I think I have a mental model of the problem till this part.

  • Then looping that in a management command.

I am not sure I fully understood what you meant here, having this custom management command so that someone can run that command programmatically ? That way it can periodically fetch updated feeds and also update the feed items with the latest changes ?

This is what I got till now, please correct me if I am going in the wrong direction.

In the mean time let me dig some more and at least have some small code changes on my fork so that I have something tangible to back up my thoughts here. 😄

carltongibson commented 9 months ago

@Pradhvan sounds great!

The management command... Yes, literally it needs to be run periodically, fetching feeds for updates. (What you described is right, so is there a clarification you need?)

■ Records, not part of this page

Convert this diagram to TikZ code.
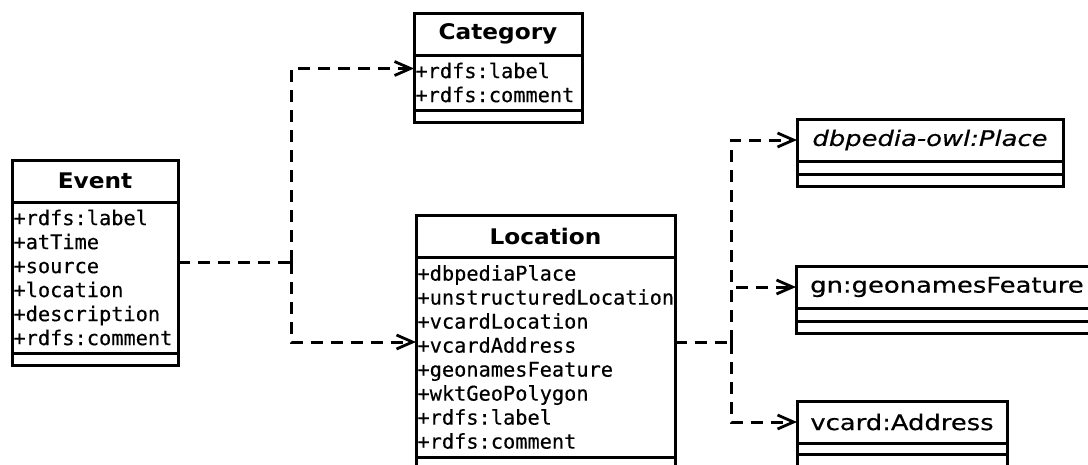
\documentclass[tikz,border=0pt]{standalone}
\usepackage{fontspec}
\usetikzlibrary{arrows.meta}
% fonts of the class boxes
\newfontfamily\headfont{DejaVu Sans}[FakeStretch=1.08]
\newfontfamily\extfont{DejaVu Sans}[FakeStretch=1.2, FakeBold=0.5]
\newfontfamily\attrfont{DejaVu Sans Mono}[FakeBold=0.4]
\tikzset{
  umlpart/.style={draw, line width=3pt, outer sep=0pt, inner sep=0pt, anchor=north},
  headbox/.style={umlpart, minimum height=42pt, anchor=north west,
    font=\headfont\bfseries\fontsize{21.5}{24}\selectfont},
  extbox/.style={umlpart, minimum height=42pt, anchor=north west,
    font=\extfont\fontsize{21.5}{24}\selectfont},
  attrbox/.style={umlpart, inner xsep=1.5pt, align=left,
    font=\attrfont\fontsize{20.3}{24}\selectfont},
  opbox/.style={umlpart},
  dep/.style={line width=3pt, dash pattern=on 12pt off 8pt,
    -{Straight Barb[length=16pt, width=14pt, line width=2.8pt]}},
  deplink/.style={line width=3pt, dash pattern=on 12pt off 8pt}
}
\begin{document}
\begin{tikzpicture}[x=1pt, y=-1pt]
  \fill[white] (0,0) rectangle (1088,464);
  \useasboundingbox (0,0) rectangle (1088,464);
  \clip (0,0) rectangle (1088,464);

  % Event
  \node[headbox, minimum width=166pt] (ev) at (12,160) {Event};
  \node[attrbox, minimum width=166pt, minimum height=151pt, text width=163pt] (ev-a) at (ev.south)
    {+rdfs:label\\+atTime\\+source\\+location\\+description\\+rdfs:comment};
  \node[opbox, minimum width=166pt, minimum height=12pt] (ev-o) at (ev-a.south) {};

  % Category
  \node[headbox, minimum width=168pt] (cat) at (414,13) {Category};
  \node[attrbox, minimum width=168pt, minimum height=55pt, text width=165pt] (cat-a) at (cat.south)
    {+rdfs:label\\+rdfs:comment};
  \node[opbox, minimum width=168pt, minimum height=12pt] (cat-o) at (cat-a.south) {};

  % Location
  \node[headbox, minimum width=259pt] (loc) at (416,215) {Location};
  \node[attrbox, minimum width=259pt, minimum height=200pt, text width=256pt] (loc-a) at (loc.south)
    {+dbpediaPlace\\+unstructuredLocation\\+vcardLocation\\+vcardAddress\\+geonamesFeature\\+wktGeoPolygon\\+rdfs:label\\+rdfs:comment};
  \node[opbox, minimum width=259pt, minimum height=16pt] (loc-o) at (loc-a.south) {};

  % dbpedia-owl:Place
  \node[extbox, minimum width=266pt] (dbp) at (797,119) {\itshape dbpedia-owl:Place};
  \node[opbox, minimum width=266pt, minimum height=13pt] (dbp-a) at (dbp.south) {};
  \node[opbox, minimum width=266pt, minimum height=12pt] (dbp-o) at (dbp-a.south) {};

  % gn:geonamesFeature
  \node[extbox, minimum width=302pt] (gn) at (796,266) {gn:geonamesFeature};
  \node[opbox, minimum width=302pt, minimum height=13pt] (gn-a) at (gn.south) {};
  \node[opbox, minimum width=302pt, minimum height=12pt] (gn-o) at (gn-a.south) {};

  % vcard:Address
  \node[extbox, minimum width=210pt] (vc) at (797,401) {vcard:Address};
  \node[opbox, minimum width=210pt, minimum height=11pt] (vc-a) at (vc.south) {};
  \node[opbox, minimum width=210pt, minimum height=16pt] (vc-o) at (vc-a.south) {};

  % junctions of the dependency lines
  \coordinate (j1) at (291,262);
  \coordinate (j2) at (731,342);

  % Event uses Category and Location
  \draw[deplink] ([yshift=-60pt]ev-a.north east) -- (j1);
  \draw[dep] (j1) |- ([yshift=-13.5pt]cat-a.north west);
  \draw[dep] (j1) |- ([yshift=-85pt]loc-a.north west);

  % Location uses the external classes
  \draw[deplink] ([yshift=-85pt]loc-a.north east) -- (j2);
  \draw[dep] (j2) |- (dbp.west);
  \draw[dep] (j2) |- (gn.west);
  \draw[dep] (j2) |- (vc.west);
\end{tikzpicture}
\end{document}
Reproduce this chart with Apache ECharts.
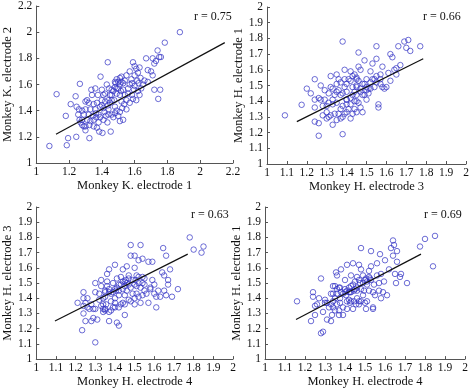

You could imagine doing that by hand, but we'll schedule it using cron or a systemd timer unit or such. Having a command gives the hook to connect that.

Make sense?

Pradhvan commented 9 months ago

The management command... Yes, literally it needs to be run periodically, fetching feeds for updates.

oh okay, got that. A hook to perform action in a scheduled manner.

(What you described is right, so is there a clarification you need?)

yup, just wanted to confirm that I am going in the right direction. 😄

I think I have much clear picture now, let me work the plan discussed on my fork and come back with draft PR/demo or something like that.

Thank @carltongibson for a quick response. 🤗

nanuxbe commented 2 weeks ago

@Pradhvan are you still looking into this? If you're not, I will try to find time to give it a go in the coming week.

jefftriplett commented 2 weeks ago

I closed #1299 because feeds appear to be fixed and working again. Noting it here in case this issue is resolved too.